The NEXTDC Ltd (ASX: NXT) share price was in sensational form in 2020 and was one of the best performers on the S&P/ASX 200 Index (ASX: XJO).
The data centre services company's shares recorded a gain of 86% over the 12 months.
This compares to a 1.4% decline by the benchmark index.
Why did the NEXTDC share price smash the market in 2020?
There were a few catalysts for NEXTDC's strong share price gain in 2020. Chief among them was the COVID-19 pandemic accelerating the structural shift to the cloud.
With more and more businesses embracing cloud-based solutions, demand for capacity in data centres increased materially.
So much so, NEXTDC was forced to bring forward development plans in order to keep up with demand.
This strong demand underpinned a 33% or 17.4MW increase in contracted utilisation to 70MW in FY 2020.

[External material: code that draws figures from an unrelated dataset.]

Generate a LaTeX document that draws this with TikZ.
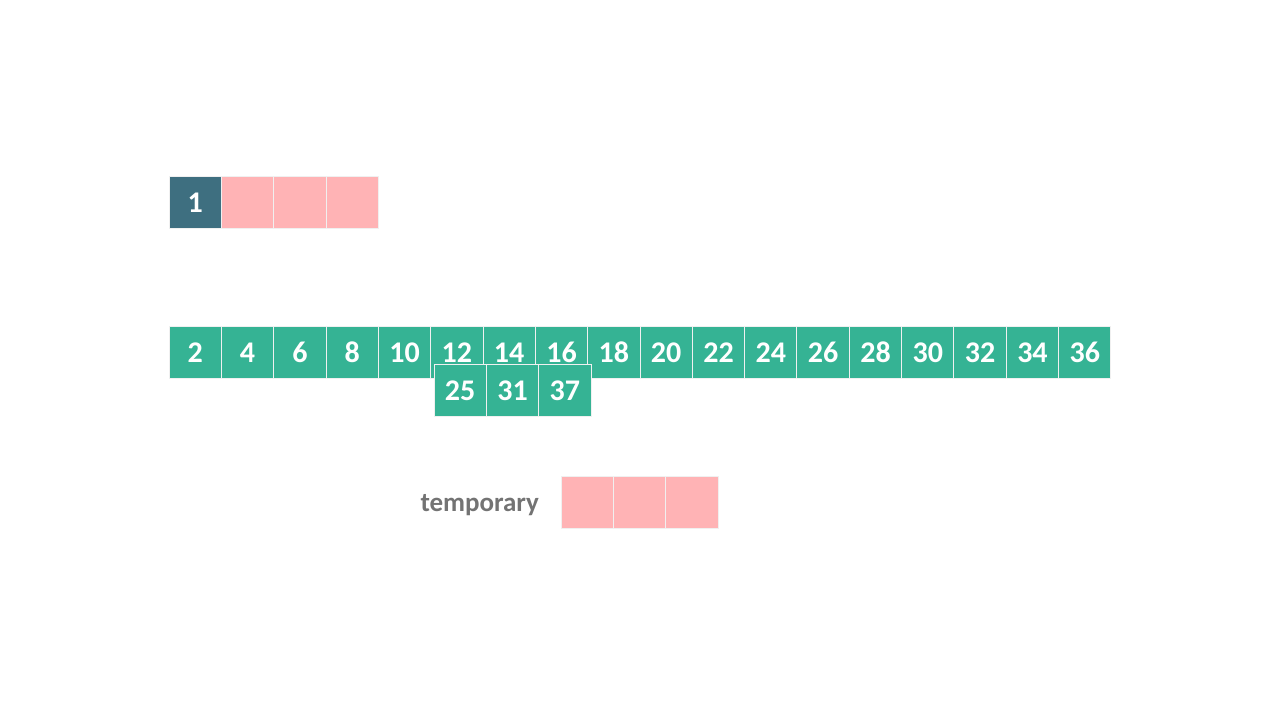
\documentclass[tikz,border=0pt]{standalone}
\usepackage{fontspec}
\setmainfont{Carlito}
\usetikzlibrary{positioning}
\definecolor{CellDark}{HTML}{3E6F80}
\definecolor{CellTeal}{HTML}{35B394}
\definecolor{CellPink}{HTML}{FFB3B5}
\definecolor{LabelGray}{HTML}{737373}
\tikzset{
	cell/.style={draw=white!88!gray, line width=0.5pt, minimum width=26.17pt, minimum height=26pt,
		inner sep=0pt, text height=10pt, text depth=0pt, text=white,
		font=\bfseries\fontsize{15}{16}\selectfont},
	darkcell/.style={cell, fill=CellDark},
	tealcell/.style={cell, fill=CellTeal},
	pinkcell/.style={cell, fill=CellPink},
}
\begin{document}
\begin{tikzpicture}[x=0.5pt, y=-0.5pt]
	\useasboundingbox (0,0) rectangle (1280,720);
	
	% top row
	\node[darkcell] (one) at (195.2,202) {1};
	\foreach \i in {1,2,3}
		\node[pinkcell] (p\i) at ({195.2+52.33*\i},202) {};
	
	% sorted row
	\foreach \v [count=\i from 0] in {2,4,...,36}
		\node[tealcell] (m\v) at ({195.2+52.33*\i},352) {\v};
	
	% overlay
	\foreach \v [count=\i from 0] in {25,31,37}
		\node[tealcell] (o\v) at ({460.2+52.33*\i},390) {\v};
	
	% temporary
	\foreach \i in {0,1,2}
		\node[pinkcell] (t\i) at ({587.2+52.33*\i},502.5) {};
	\node[anchor=east, text=LabelGray, font=\bfseries\fontsize{13.5}{14}\selectfont] (tmp) at (546,505) {temporary};
\end{tikzpicture}
\end{document}
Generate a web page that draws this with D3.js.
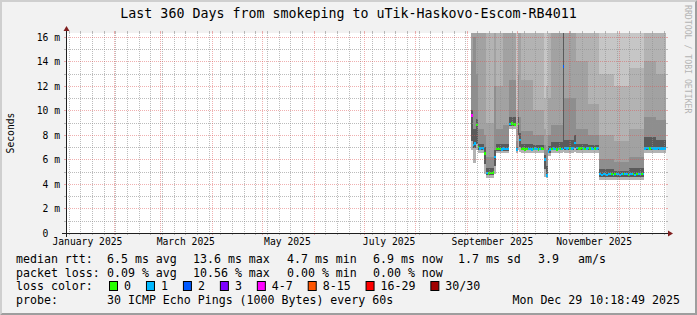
<!DOCTYPE html>
<html><head><meta charset="utf-8">
<script src="https://cdn.jsdelivr.net/npm/d3@7"></script>
<style>
html,body{margin:0;padding:0;background:#f2f2f2;}
svg{display:block;}
text{font-family:"DejaVu Sans Mono",monospace;fill:#000;}
</style></head><body>
<svg id="chart" width="697" height="315"></svg>
<script>
// ---------------- data ----------------
const title = "Last 360 Days from smokeping to uTik-Haskovo-Escom-RB4011";
const yAxisTitle = "Seconds";
const endTime = "2025-12-29T10:18:49Z";
const rangeDays = 360;
const firstDay = "2025-09-03T12:00:00Z";   // first daily sample

// daily median rtt (ms)
const median = [
 9.6,7.2,7.3,8.8,7.0,6.9,6.95,6.9,6.5,4.9,
 4.85,4.9,4.9,4.95,6.2,6.85,6.9,6.85,6.8,6.9,
 6.85,6.85,6.9,8.9,8.95,8.9,8.85,6.8,8.9,7.6,
 6.85,6.9,6.8,6.85,6.9,6.85,6.8,6.85,6.9,6.85,
 6.8,6.85,6.9,6.85,6.0,4.7,6.65,6.8,6.85,6.9,
 6.85,6.8,6.85,6.9,6.85,13.6,6.95,6.9,6.95,6.9,
 6.9,6.95,7.35,6.95,6.9,6.9,6.95,6.9,6.85,6.9,
 6.95,6.9,6.9,6.85,6.9,6.9,6.95,4.8,4.75,4.8,
 4.8,4.75,4.8,4.8,4.8,4.75,4.8,4.8,4.8,4.75,
 4.8,4.8,4.8,4.8,4.75,4.8,4.8,4.8,4.75,4.8,
 4.8,4.8,4.8,4.8,6.9,6.95,6.9,6.9,6.95,6.9,
 6.9,6.9,6.95,6.9,6.9,6.9,6.9
];
// daily lost pings (of 30)
const loss = [
 5,1,1,0,0,1,1,1,0,1,
 0,0,0,0,1,0,0,0,1,1,
 1,1,1,1,0,0,0,1,0,1,
 0,0,0,0,1,1,1,0,1,1,
 0,1,0,0,1,1,1,1,0,1,
 1,0,1,0,1,2,1,1,1,0,
 1,1,1,1,0,0,0,1,0,1,
 1,0,1,1,0,1,1,1,1,1,
 1,1,1,1,0,1,0,1,1,1,
 1,0,1,1,0,1,1,0,1,0,
 1,1,0,1,1,1,1,0,1,1,
 1,1,1,1,1,1,1
];
// smoke blocks: first day index of each block and ping distribution (ms)
const blockStart = [0,1,3,4,8,9,14,15,19,23,27,28,29,30,37,44,45,46,48,55,56,62,63,70,77,86,95,104,111];
const pingMin = [6.8,5.7,6.8,6.5,4.8,4.5,4.8,6.5,6.5,8.5,6.5,6.8,6.6,6.5,6.5,4.6,4.5,6.3,6.5,6.6,6.55,6.6,6.55,6.55,4.35,4.35,4.35,6.55,6.55];
const pingLow = [7.5,6.9,7.3,6.75,5.6,4.7,5.5,6.7,6.7,8.75,6.7,8.0,7.0,6.75,6.75,5.2,4.6,6.5,6.75,6.85,6.8,6.9,6.8,6.8,4.6,4.6,4.6,6.8,6.8];
const ping55 = [10,8.5,9.3,7.3,7.0,5.3,6.8,7.3,7.3,9.5,7.0,9.5,8.2,7.3,7.2,6.4,5.5,7.1,7.4,30,7.6,8.0,7.3,7.2,5.2,5.1,5.3,7.8,7.6];
const ping65 = [14,16,13,8.5,8.0,6.2,12,8.5,8.8,12.5,7.5,13,9.5,8.3,8.0,7.2,6.8,8.0,8.8,30,11,11,8.5,8.0,6.0,5.8,6.2,9.5,9.2];
const ping75 = [30,30,30,20,20,9,30,12,20,30,8.5,30,20,12.5,10,8.5,8,11,20,30,30,30,14,10.5,8.0,7.5,8.5,14,13];
const ping90 = [30,30,30,30,30,20,30,30,30,30,10,30,30,30,30,11,12,30,30,30,30,30,30,30,13,12,13.5,30,30];
const pingMax = [30,30,30,30,30,30,30,30,30,30,30,30,30,30,30,30,30,30,30,30,30,30,30,30,30,30,30,30,30];

const yMajorTicks = [0,2,4,6,8,10,12,14,16];
const yTickLabels = ["0","2 m","4 m","6 m","8 m","10 m","12 m","14 m","16 m"];
const yMinorTicks = [1,3,5,7,9,11,13,15];
const xTickDates = ["2025-01-16","2025-03-16","2025-05-16","2025-07-16","2025-09-16","2025-11-16"];
const xTickLabels = ["January 2025","March 2025","May 2025","July 2025","September 2025","November 2025"];

const lossLabels = ["0","1","2","3","4-7","8-15","16-29","30/30"];
const lossColors = ["#26ff00","#00b8ff","#0059ff","#7e00ff","#ff00ff","#ff5500","#ff0000","#a10000"];
const lossUpper = [0,1,2,3,7,15,29,30];
const smokeColors = ["#c6c6c6","#b3b3b3","#a2a2a2","#8e8e8e","#5a5a5a"];

const rttStats = ["6.5 ms avg","13.6 ms max","4.7 ms min","6.9 ms now","1.7 ms sd","3.9","am/s"];
const lossStats = ["0.09 % avg","10.56 % max","0.00 % min","0.00 % now"];
const probeText = "30 ICMP Echo Pings (1000 Bytes) every 60s";
const stampText = "Mon Dec 29 10:18:49 2025";

// ---------------- layout ----------------
const W = 697, H = 315;
const X0 = 66, XS = 600, Y0 = 233, YS = 200;
const AXF = 9.7;            // axis font px
const svg = d3.select("#chart");

const end = new Date(endTime);
const start = d3.utcDay.offset(end, -rangeDays);
const x = d3.scaleUtc().domain([start, end]).range([X0, X0 + XS]);
const yMax = d3.max(median) * 1.2;
const y = d3.scaleLinear().domain([0, yMax]).range([Y0, Y0 - YS]);

// background & 3d border
svg.append("rect").attr("width", W).attr("height", H).attr("fill", "#f2f2f2");
svg.append("path").attr("fill", "#cfcfcf")
  .attr("d", `M0,${H}L2,${H-2}L2,2L${W-2},2L${W},0L0,0Z`);
svg.append("path").attr("fill", "#9e9e9e")
  .attr("d", `M2,${H-2}L${W-2},${H-2}L${W-2},2L${W},0L${W},${H}L0,${H}Z`);

// canvas
svg.append("rect").attr("x", X0).attr("y", Y0 - YS).attr("width", XS).attr("height", YS).attr("fill", "#fff");

svg.append("clipPath").attr("id", "plotclip").append("rect")
  .attr("x", X0).attr("y", Y0 - YS).attr("width", XS).attr("height", YS);

const day0 = new Date(firstDay);
const dayDate = k => d3.utcDay.offset(day0, k);
const clampT = t => (t > end ? end : t);

// smoke
const blocks = blockStart.map((s, i) => {
  const e = i + 1 < blockStart.length ? blockStart[i + 1] : median.length;
  return {t0: dayDate(s), t1: clampT(dayDate(e)),
    bands: [[pingMin[i], pingMax[i]], [pingMin[i], ping90[i]], [pingLow[i], ping75[i]],
            [pingLow[i], ping65[i]], [pingLow[i], ping55[i]]]};
});
const smokeG = svg.append("g").attr("clip-path", "url(#plotclip)").attr("shape-rendering", "crispEdges");
smokeColors.forEach((c, b) => {
  smokeG.append("g").selectAll("rect").data(blocks).join("rect")
    .attr("x", d => x(d.t0))
    .attr("width", d => Math.max(0, x(d.t1) - x(d.t0)))
    .attr("y", d => y(Math.min(d.bands[b][1], yMax + 1)))
    .attr("height", d => Math.max(0, y(d.bands[b][0]) - y(Math.min(d.bands[b][1], yMax + 1))))
    .attr("fill", c);
});

// median band coloured by loss
const lossIndex = v => lossUpper.findIndex(u => v <= u);
const medData = median.map((m, k) => ({t0: dayDate(k), t1: clampT(dayDate(k + 1)), m, l: loss[k]}))
  .filter(d => d.t0 < end);
smokeG.append("g").selectAll("rect").data(medData).join("rect")
  .attr("x", d => x(d.t0))
  .attr("width", d => Math.max(0, x(d.t1) - x(d.t0)))
  .attr("y", d => y(d.m) - 1.2)
  .attr("height", 2.4)
  .attr("fill", d => lossColors[lossIndex(d.l)]);

// grid
const gridG = svg.append("g");
const minorCol = "rgba(143,143,143,0.6)";
const majorCol = "rgba(222,79,79,0.45)";
function hline(v, col) {
  const yy = Math.round(y(v)) + 0.5;
  gridG.append("line").attr("x1", X0).attr("x2", X0 + XS).attr("y1", yy).attr("y2", yy)
    .attr("stroke", col).attr("stroke-dasharray", "1,1");
  gridG.append("line").attr("x1", X0 - 2).attr("x2", X0).attr("y1", yy).attr("y2", yy).attr("stroke", col);
  gridG.append("line").attr("x1", X0 + XS).attr("x2", X0 + XS + 2).attr("y1", yy).attr("y2", yy).attr("stroke", col);
}
function vline(t, col) {
  const xx = Math.round(x(t)) + 0.5;
  gridG.append("line").attr("x1", xx).attr("x2", xx).attr("y1", Y0 - YS).attr("y2", Y0)
    .attr("stroke", col).attr("stroke-dasharray", "1,1");
  gridG.append("line").attr("x1", xx).attr("x2", xx).attr("y1", Y0).attr("y2", Y0 + 2).attr("stroke", col);
  gridG.append("line").attr("x1", xx).attr("x2", xx).attr("y1", Y0 - YS - 2).attr("y2", Y0 - YS).attr("stroke", col);
}
const months = d3.utcMonth.range(start, end);
const monthSet = new Set(months.map(d => +d));
d3.utcSunday.range(start, end).filter(d => !monthSet.has(+d)).forEach(d => vline(d, minorCol));
yMinorTicks.forEach(v => hline(v, minorCol));
months.forEach(d => vline(d, majorCol));
yMajorTicks.filter(v => v > 0).forEach(v => hline(v, majorCol));

// axes lines + arrows
svg.append("line").attr("x1", X0 - 4).attr("x2", X0 + XS + 4).attr("y1", Y0 + 0.5).attr("y2", Y0 + 0.5).attr("stroke", "#1f1f1f");
svg.append("line").attr("x1", X0 + 0.5).attr("x2", X0 + 0.5).attr("y1", Y0 + 4).attr("y2", Y0 - YS - 4).attr("stroke", "#1f1f1f");
svg.append("path").attr("fill", "#801f1f")
  .attr("d", `M${X0 + XS + 2},${Y0 - 2.5}L${X0 + XS + 2},${Y0 + 3.5}L${X0 + XS + 7},${Y0 + 0.5}Z`);
svg.append("path").attr("fill", "#801f1f")
  .attr("d", `M${X0 - 2.5},${Y0 - YS - 2}L${X0 + 3.5},${Y0 - YS - 2}L${X0 + 0.5},${Y0 - YS - 7}Z`);

// axis labels through d3 axes
const yAxis = d3.axisLeft(y).tickValues(yMajorTicks)
  .tickFormat((d, i) => yTickLabels[i]).tickSize(0).tickPadding(6);
const gy = svg.append("g").attr("transform", `translate(${X0},0)`).call(yAxis);
gy.select(".domain").remove();
gy.selectAll("text").style("font-family", '"DejaVu Sans Mono",monospace').style("font-size", AXF + "px")
  .attr("dy", "0.36em")
  .attr("x", function (d, i) {   // unit-less label keeps the number column aligned
    return yTickLabels[i].indexOf(" ") < 0 ? -6 - 2 * AXF * 0.602 : -6;
  });

const xAxis = d3.axisBottom(x).tickValues(xTickDates.map(d => new Date(d + "T00:00:00Z")))
  .tickFormat((d, i) => xTickLabels[i]).tickSize(0).tickPadding(5);
const gx = svg.append("g").attr("transform", `translate(0,${Y0})`).call(xAxis);
gx.select(".domain").remove();
gx.selectAll("text").style("font-family", '"DejaVu Sans Mono",monospace').style("font-size", AXF + "px");

// titles
svg.append("text").attr("x", W / 2).attr("y", 18).attr("text-anchor", "middle")
  .style("font-size", "13.3px").text(title);
svg.append("text").attr("transform", `translate(13.5,${Y0 - YS / 2}) rotate(-90)`)
  .attr("text-anchor", "middle").style("font-size", AXF + "px").text(yAxisTitle);
svg.append("text").attr("transform", "translate(685,5) rotate(90)")
  .style("font-size", "8.2px").style("fill", "#b4b4b4").text("RRDTOOL / TOBI OETIKER");

// legend
const LF = "11.6px";
const cols = [107, 193, 287, 373, 458, 538, 578];
const rows = [263, 276.5, 290, 304];
function lt(xp, yp, s, anchor) {
  svg.append("text").attr("x", xp).attr("y", yp).attr("text-anchor", anchor || "start")
    .style("font-size", LF).style("white-space", "pre").text(s);
}
lt(16, rows[0], "median rtt:");
rttStats.forEach((s, i) => lt(cols[i], rows[0], s));
lt(16, rows[1], "packet loss:");
lossStats.forEach((s, i) => lt(cols[i], rows[1], s));
lt(16, rows[2], "loss color:");
let cx = 109;
const CW = 6.96;
lossLabels.forEach((lab, i) => {
  svg.append("rect").attr("x", cx + 0.5).attr("y", rows[2] - 8.5).attr("width", 8).attr("height", 9)
    .attr("fill", lossColors[i]).attr("stroke", "#000").attr("stroke-width", 1);
  lt(cx + 15, rows[2], lab);
  cx += 15 + lab.length * CW + 15;
});
lt(16, rows[3], "probe:");
lt(cols[0], rows[3], probeText);
lt(680, rows[3], stampText, "end");
</script>
</body></html>
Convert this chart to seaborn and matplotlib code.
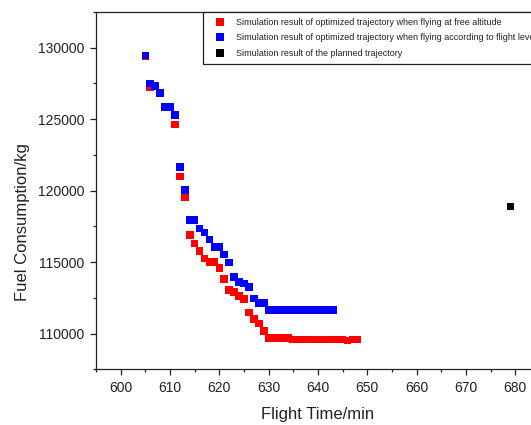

And although billing hasn't commenced for all of this utilisation, it didn't stop NEXTDC from delivering impressive financial results for the 12 months.
NEXTDC reported a 14% increase in revenue to $205.2 million and a 23% lift in underlying earnings before interest, tax, depreciation and amortisation (EBITDA) to $104.6 million. The latter was at the top end of its guidance range.
What about FY 2021?
The good news is that demand remains strong and another stellar result is expected in FY 2021.
NEXTDC is expecting data centre services revenue of $242 million to $250 million, which will be up 21% to 25% on FY 2020. Management notes that this will be driven by strong growth in recurring data centre services revenue, supported by long-term customer contracts. Furthermore, space is now available at the S2 data centre to drive further enterprise and network opportunities.
Management is also forecasting its earnings to grow at a similar rate. It provided guidance for underlying EBITDA of $125 million to $130 million in FY 2021. This will be up 20% to 24% on FY 2020's EBITDA.
It notes that its second generation facility performance is driving scale and earnings growth and operational excellence continues to deliver efficiencies in energy management and purchasing.
This could yet be boosted by a potential international expansion. NEXTDC recently opened offices in Singapore and Tokyo with a view for expanding into these markets in the future.
Can the NEXTDC share price go higher?
Analysts at Goldman Sachs believe NEXTDC's shares can still go higher from here.
They currently have a buy rating and $13.20 price target on its shares. This compares to the current NEXTDC share price of $12.20.
In addition to this, the broker has suggested that its shares could be worth $20.00 based on assumptions that are high, but "not unrealistic considering the current acceleration in demand that is evident across the business."